▶ INPUT:
__________

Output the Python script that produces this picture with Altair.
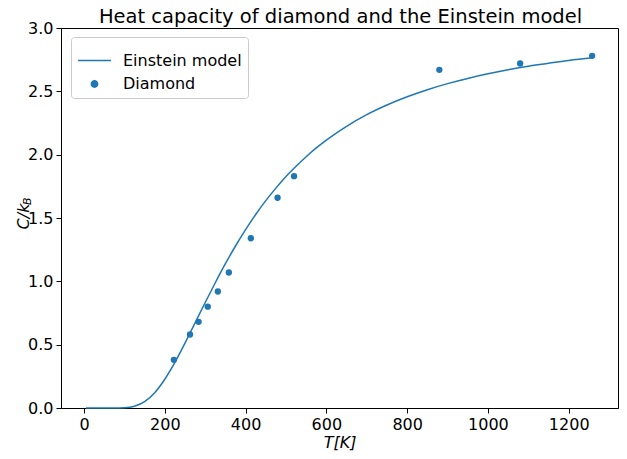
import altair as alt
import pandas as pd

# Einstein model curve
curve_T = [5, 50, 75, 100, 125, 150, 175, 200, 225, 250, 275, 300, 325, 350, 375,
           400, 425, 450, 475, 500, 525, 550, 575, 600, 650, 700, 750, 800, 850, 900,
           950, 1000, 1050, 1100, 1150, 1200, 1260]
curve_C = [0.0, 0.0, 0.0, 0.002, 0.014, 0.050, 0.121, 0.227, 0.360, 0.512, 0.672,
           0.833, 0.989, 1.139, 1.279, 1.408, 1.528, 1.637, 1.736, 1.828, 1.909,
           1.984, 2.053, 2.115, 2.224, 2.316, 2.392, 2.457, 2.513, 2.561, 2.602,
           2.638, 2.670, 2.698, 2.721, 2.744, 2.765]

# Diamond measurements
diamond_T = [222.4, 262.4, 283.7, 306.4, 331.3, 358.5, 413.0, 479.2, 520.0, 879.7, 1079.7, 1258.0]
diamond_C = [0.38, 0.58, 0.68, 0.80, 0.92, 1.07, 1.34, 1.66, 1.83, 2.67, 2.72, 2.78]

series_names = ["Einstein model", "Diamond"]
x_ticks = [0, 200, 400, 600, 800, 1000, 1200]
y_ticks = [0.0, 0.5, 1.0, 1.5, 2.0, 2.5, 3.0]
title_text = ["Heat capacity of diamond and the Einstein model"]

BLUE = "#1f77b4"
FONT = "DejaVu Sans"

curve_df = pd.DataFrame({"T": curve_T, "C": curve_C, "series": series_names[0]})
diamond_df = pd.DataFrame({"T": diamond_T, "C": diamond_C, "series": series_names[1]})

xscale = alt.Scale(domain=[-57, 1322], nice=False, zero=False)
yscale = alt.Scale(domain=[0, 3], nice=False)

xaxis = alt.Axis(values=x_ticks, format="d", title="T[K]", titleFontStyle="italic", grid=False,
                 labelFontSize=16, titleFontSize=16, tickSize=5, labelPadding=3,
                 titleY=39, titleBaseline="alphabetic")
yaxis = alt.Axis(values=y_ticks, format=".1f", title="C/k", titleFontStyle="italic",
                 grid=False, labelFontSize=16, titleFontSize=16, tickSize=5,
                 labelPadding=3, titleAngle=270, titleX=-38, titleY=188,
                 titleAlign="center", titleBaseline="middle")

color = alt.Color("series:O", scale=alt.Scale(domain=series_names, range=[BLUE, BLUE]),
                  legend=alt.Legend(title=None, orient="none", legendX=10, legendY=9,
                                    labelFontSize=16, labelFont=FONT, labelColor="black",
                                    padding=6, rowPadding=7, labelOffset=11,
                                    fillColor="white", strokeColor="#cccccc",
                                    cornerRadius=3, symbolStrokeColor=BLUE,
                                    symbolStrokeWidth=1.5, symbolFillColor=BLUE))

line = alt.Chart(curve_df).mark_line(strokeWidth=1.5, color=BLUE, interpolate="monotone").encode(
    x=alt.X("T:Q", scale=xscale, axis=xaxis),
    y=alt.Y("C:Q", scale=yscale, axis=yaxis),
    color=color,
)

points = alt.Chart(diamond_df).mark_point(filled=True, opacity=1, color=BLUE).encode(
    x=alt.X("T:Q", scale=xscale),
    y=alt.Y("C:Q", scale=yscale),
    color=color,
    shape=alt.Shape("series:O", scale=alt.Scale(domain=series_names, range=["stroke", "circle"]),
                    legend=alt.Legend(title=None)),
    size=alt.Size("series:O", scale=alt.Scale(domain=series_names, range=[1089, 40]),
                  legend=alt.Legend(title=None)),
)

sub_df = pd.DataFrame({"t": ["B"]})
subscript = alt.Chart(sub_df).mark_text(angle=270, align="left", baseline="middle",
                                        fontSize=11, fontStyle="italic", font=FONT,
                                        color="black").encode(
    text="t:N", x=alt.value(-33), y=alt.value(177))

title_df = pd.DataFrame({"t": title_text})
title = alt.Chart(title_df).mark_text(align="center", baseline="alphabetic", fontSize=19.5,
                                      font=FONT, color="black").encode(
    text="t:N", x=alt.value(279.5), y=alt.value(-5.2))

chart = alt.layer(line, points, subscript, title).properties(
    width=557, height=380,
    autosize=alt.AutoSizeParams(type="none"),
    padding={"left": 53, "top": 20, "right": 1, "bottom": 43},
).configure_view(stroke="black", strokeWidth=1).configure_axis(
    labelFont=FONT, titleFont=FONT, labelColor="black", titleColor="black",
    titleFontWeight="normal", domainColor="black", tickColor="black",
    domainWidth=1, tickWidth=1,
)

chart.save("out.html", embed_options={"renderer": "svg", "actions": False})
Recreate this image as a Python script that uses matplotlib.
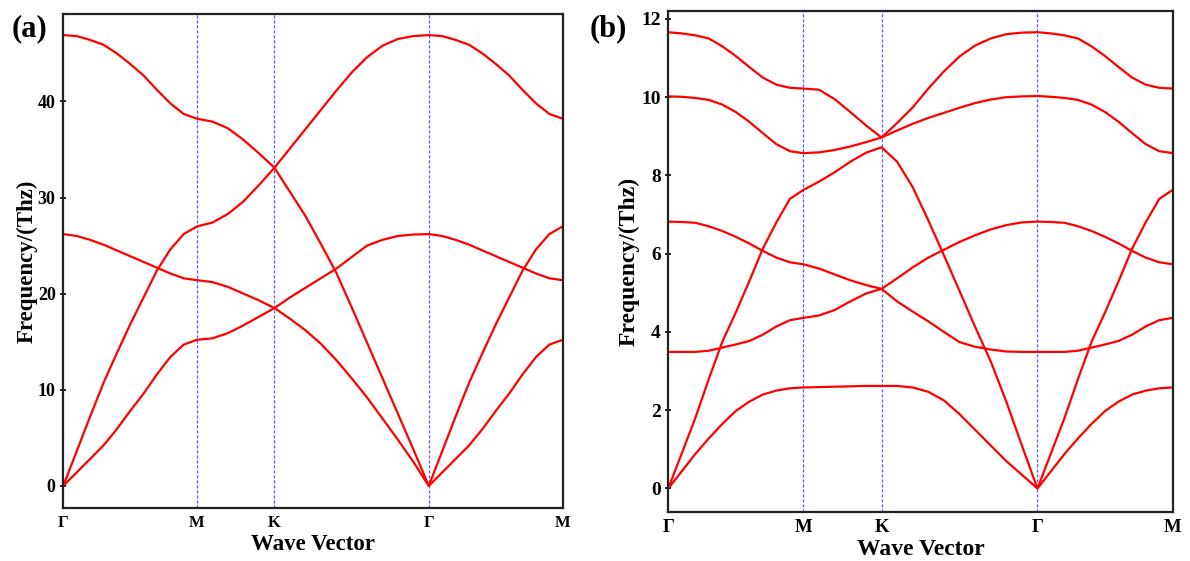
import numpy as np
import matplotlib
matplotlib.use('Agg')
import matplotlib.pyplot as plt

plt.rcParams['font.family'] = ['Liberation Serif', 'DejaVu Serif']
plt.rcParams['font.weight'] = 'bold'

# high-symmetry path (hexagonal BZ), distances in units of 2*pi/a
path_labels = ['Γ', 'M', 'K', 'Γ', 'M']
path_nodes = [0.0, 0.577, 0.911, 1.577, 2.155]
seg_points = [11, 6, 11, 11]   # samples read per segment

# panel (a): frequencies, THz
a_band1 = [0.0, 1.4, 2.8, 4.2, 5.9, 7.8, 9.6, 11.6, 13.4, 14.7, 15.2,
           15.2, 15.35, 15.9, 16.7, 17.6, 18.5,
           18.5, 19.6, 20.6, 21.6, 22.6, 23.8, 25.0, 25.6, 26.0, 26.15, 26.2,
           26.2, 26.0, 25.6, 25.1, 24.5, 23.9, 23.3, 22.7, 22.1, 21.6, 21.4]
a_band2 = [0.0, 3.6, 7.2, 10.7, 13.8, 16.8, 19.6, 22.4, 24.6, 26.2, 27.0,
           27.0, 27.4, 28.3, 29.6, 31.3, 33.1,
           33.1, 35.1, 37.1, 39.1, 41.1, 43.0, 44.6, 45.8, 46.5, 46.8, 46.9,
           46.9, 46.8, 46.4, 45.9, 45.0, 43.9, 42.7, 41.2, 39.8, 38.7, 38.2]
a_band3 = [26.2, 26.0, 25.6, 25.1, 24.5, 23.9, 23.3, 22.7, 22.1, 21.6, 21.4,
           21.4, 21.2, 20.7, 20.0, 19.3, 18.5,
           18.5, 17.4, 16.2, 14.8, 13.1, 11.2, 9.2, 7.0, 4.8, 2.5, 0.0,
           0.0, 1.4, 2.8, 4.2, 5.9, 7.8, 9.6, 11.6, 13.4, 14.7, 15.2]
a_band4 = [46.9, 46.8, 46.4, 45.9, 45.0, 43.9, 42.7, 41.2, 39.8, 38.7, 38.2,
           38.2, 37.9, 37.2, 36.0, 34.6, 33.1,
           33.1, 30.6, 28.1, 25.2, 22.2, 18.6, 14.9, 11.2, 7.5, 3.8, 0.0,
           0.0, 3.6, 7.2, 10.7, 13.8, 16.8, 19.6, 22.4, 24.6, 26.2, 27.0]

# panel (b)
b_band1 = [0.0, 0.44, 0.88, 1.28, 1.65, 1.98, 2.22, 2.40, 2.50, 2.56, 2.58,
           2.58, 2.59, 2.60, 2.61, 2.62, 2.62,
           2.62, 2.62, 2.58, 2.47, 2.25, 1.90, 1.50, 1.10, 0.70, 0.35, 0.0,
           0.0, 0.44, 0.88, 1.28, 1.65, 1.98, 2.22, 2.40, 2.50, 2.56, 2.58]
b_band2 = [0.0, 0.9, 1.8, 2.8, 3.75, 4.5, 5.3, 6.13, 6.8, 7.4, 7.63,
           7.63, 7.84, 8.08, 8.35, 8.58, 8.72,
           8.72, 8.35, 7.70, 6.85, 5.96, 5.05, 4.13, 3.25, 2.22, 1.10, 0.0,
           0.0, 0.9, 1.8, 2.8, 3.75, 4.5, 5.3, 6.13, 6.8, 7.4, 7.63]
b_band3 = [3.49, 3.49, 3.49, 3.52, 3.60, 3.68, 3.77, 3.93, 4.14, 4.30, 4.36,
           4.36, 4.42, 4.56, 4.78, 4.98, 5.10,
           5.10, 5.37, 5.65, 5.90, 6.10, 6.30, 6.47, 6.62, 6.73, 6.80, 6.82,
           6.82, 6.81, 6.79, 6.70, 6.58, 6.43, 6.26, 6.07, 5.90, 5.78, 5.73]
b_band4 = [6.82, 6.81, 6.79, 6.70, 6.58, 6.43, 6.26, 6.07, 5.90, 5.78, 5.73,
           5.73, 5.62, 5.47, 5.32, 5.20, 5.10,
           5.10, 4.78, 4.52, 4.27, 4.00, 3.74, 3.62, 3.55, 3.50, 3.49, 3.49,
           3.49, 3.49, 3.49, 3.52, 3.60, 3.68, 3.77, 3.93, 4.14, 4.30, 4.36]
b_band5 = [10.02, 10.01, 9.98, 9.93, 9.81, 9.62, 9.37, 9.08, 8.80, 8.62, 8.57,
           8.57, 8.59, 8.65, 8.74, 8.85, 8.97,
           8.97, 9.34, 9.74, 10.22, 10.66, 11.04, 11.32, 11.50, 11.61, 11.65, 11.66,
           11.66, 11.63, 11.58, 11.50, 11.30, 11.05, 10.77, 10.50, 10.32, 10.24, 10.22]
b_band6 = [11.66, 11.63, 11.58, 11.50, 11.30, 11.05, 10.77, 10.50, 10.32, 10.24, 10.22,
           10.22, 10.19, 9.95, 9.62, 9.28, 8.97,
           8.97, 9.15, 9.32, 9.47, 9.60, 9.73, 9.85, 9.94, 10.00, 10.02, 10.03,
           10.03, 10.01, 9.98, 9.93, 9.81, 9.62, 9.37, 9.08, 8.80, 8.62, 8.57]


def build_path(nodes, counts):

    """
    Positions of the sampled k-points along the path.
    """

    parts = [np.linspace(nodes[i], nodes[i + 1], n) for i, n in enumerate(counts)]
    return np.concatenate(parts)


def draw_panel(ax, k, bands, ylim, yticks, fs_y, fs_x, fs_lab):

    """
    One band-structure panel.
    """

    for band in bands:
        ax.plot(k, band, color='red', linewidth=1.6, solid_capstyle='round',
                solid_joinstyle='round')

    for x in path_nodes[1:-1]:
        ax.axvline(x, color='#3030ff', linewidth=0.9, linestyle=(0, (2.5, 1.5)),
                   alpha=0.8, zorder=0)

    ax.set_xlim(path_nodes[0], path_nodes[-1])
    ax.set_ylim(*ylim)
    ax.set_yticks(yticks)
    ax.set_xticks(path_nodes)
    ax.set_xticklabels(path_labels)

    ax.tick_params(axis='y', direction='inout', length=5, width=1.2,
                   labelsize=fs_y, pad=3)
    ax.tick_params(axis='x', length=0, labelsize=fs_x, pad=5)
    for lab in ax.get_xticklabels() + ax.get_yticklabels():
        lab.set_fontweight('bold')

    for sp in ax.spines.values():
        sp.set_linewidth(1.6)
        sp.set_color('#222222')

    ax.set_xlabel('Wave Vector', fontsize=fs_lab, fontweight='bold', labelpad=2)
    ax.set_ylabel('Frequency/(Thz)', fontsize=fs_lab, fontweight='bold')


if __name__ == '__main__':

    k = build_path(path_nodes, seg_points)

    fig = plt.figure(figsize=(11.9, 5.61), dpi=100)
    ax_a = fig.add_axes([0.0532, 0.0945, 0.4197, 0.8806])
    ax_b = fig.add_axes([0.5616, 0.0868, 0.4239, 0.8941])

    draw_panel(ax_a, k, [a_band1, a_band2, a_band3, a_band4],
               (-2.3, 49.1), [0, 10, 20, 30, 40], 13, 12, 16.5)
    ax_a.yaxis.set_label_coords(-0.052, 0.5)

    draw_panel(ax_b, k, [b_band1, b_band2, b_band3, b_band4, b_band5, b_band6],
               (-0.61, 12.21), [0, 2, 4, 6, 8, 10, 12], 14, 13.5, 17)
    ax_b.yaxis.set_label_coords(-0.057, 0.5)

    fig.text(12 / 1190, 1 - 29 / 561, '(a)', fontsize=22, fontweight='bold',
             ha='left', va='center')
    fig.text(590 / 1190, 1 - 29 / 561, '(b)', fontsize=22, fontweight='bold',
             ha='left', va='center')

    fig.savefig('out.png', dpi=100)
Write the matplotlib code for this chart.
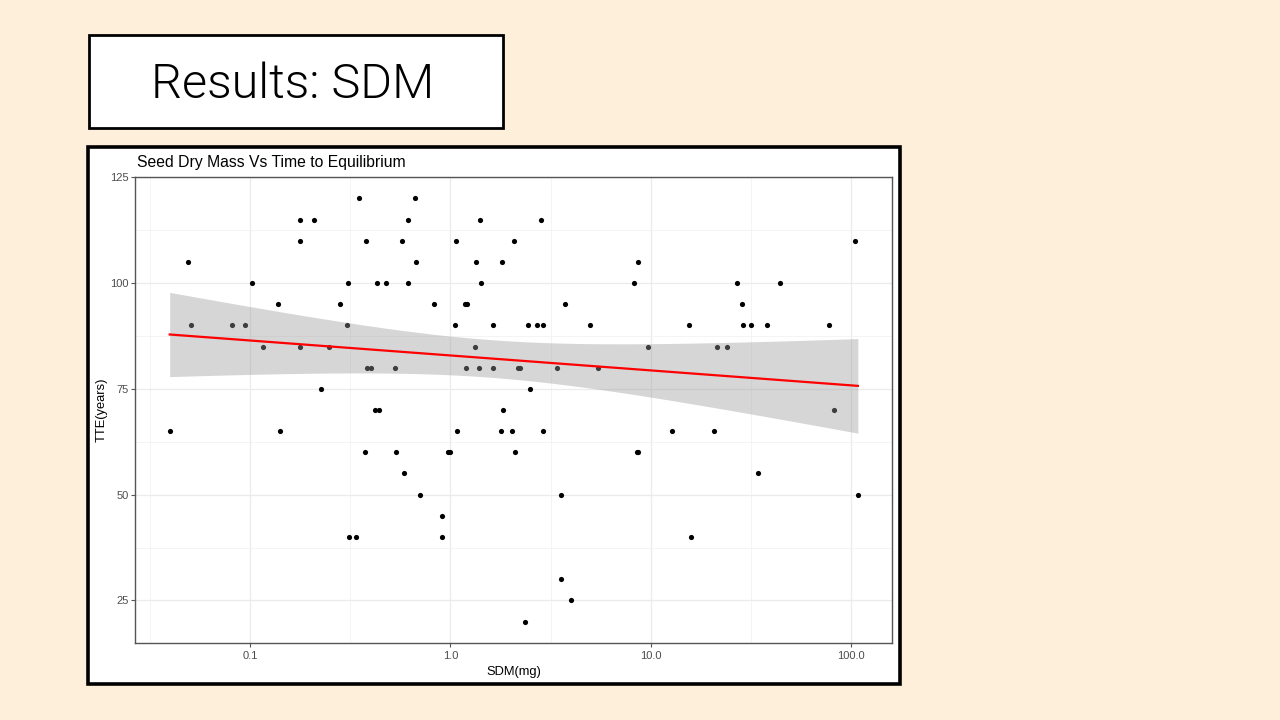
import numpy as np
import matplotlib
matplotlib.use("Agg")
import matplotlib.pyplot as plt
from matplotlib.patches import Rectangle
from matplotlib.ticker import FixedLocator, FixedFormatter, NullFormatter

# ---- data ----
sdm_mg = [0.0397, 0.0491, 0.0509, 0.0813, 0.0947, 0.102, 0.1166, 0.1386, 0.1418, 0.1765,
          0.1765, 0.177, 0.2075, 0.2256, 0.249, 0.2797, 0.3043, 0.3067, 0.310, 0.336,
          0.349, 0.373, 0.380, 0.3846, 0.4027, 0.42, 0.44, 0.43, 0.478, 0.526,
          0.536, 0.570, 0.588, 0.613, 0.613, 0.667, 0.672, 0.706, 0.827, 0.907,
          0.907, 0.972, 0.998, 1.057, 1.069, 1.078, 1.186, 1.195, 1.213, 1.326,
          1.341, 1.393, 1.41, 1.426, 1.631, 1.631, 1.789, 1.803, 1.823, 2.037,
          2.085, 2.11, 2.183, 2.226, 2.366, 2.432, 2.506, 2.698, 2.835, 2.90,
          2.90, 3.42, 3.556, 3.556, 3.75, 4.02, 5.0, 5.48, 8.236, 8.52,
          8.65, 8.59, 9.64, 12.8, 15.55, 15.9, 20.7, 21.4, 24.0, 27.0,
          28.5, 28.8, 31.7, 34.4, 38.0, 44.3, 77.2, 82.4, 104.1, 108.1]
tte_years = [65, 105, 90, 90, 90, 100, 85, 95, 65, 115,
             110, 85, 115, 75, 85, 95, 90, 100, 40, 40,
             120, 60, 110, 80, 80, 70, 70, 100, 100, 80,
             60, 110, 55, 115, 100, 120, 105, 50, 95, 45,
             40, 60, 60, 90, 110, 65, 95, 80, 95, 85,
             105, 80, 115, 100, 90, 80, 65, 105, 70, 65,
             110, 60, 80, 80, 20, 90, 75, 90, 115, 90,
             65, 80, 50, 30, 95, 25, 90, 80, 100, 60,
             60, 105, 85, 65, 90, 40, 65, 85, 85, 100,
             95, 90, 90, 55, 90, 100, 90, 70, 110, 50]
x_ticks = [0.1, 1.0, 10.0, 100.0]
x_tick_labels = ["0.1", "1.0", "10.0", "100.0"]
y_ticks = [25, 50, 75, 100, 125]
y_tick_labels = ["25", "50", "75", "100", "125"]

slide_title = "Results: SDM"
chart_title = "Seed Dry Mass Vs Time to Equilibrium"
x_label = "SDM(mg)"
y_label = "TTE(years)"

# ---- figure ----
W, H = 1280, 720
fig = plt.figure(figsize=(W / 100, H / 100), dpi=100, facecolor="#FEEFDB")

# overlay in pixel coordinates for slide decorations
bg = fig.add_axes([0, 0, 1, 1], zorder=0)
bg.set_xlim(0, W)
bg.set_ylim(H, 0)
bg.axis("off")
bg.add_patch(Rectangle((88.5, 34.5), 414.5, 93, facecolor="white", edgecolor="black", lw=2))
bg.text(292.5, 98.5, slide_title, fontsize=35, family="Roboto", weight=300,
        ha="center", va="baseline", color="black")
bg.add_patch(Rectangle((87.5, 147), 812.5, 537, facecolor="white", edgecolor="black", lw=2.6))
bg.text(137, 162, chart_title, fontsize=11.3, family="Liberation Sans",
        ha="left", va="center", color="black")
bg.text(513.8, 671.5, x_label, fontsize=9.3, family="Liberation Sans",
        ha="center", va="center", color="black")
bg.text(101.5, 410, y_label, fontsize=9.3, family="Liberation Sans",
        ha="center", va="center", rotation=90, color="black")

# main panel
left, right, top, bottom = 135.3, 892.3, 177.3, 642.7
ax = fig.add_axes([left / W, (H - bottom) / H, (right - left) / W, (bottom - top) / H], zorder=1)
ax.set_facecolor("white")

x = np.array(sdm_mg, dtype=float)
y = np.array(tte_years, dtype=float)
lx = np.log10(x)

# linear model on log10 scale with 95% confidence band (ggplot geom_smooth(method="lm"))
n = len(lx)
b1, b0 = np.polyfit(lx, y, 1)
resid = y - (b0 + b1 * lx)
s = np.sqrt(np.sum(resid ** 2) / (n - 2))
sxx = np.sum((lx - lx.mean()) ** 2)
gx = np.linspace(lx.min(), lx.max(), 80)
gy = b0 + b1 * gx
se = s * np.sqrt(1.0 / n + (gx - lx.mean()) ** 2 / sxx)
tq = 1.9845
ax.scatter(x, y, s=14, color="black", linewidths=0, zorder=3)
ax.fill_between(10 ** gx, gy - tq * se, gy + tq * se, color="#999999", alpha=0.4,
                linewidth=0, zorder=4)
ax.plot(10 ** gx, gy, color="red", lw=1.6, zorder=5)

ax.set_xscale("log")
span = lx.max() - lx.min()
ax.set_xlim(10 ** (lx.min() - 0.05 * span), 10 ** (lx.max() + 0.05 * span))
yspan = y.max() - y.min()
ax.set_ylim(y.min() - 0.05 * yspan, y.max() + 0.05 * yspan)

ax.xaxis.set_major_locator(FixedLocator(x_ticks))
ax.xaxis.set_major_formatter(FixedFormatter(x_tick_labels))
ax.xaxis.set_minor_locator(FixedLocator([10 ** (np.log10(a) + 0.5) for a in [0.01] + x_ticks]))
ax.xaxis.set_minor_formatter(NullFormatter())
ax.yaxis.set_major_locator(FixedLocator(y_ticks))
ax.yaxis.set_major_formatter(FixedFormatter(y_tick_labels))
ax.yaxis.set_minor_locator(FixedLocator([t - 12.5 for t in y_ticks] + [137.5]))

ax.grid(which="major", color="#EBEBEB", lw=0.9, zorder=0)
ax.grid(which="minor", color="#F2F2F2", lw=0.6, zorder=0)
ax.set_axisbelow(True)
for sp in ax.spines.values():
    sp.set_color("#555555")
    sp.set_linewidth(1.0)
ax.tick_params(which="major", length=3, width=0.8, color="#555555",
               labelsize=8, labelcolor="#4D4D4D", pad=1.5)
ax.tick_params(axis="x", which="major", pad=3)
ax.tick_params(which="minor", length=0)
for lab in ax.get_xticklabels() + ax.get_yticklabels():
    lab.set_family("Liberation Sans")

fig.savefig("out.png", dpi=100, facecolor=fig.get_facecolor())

__________

▶ GIVEN REQUEST: Output exactly the span of lines from the top of the listing through the line holding "import pandas as pd", and leave every picture out.

▶ RESULT OF THE EXERCISE:
Output the Python script that produces this picture with Altair.
import altair as alt
import pandas as pd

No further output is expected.